Jim and Pam's relationship is one of the perfect TV slow-burn love stories. It starts as Jim's one-sided crush on his engaged officemate, then gradually shows interactions that hint that Pam might be in love with him and not realize it. The writers break that stasis by having Jim confess his feelings and leave and then spend an entire season rebuilding that relationship before following the courtship through to marriage.

It felt real and relatable. I think everyone's had feelings for someone who was unattainable at one point and so Jim's agonizing crush struck a familiar note with most viewers. The show's documentary style also invited the viewer to feel a certain intimacy with each of the characters. We're seeing stolen moments, some where the players don't know they're being filmed and some when they don't realize what they're revealing. There were times that we'd see something Jim said or did that he didn't realize was caught on camera, and then he'd either lie about it or minimize it in a confessional interview.
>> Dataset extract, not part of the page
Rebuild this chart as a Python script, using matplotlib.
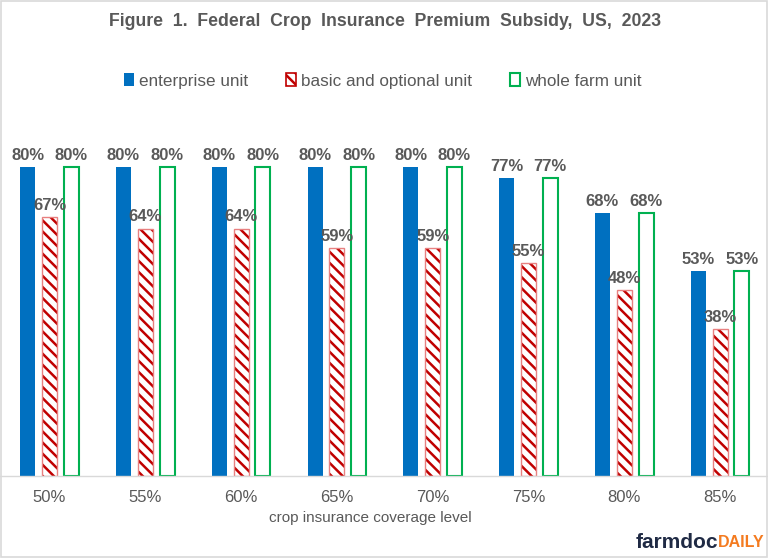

The Office - at its best - understood people in general and its characters in specific. The humor had to feel more naturalistic than in a typical sitcom and many of the laughs were observational in nature. Dwight's point of view was always so different from everyone else's that it would be impossible to reassign most of his lines to any other character. Same goes for Michael, or Phyllis, or Kelly, and so on.

It's a lesson not dissimilar from Seinfeld's ethos - find the little things. If there's a difference in execution it's that Seinfeld would mine minutae for story, whereas The Office did so for character, which in turn would drive story, and long-running story arcs. There are few relationships as perfectly built as the Jim/Pam trajectory in Season 2. That's how you make an audience fall in love with a couple.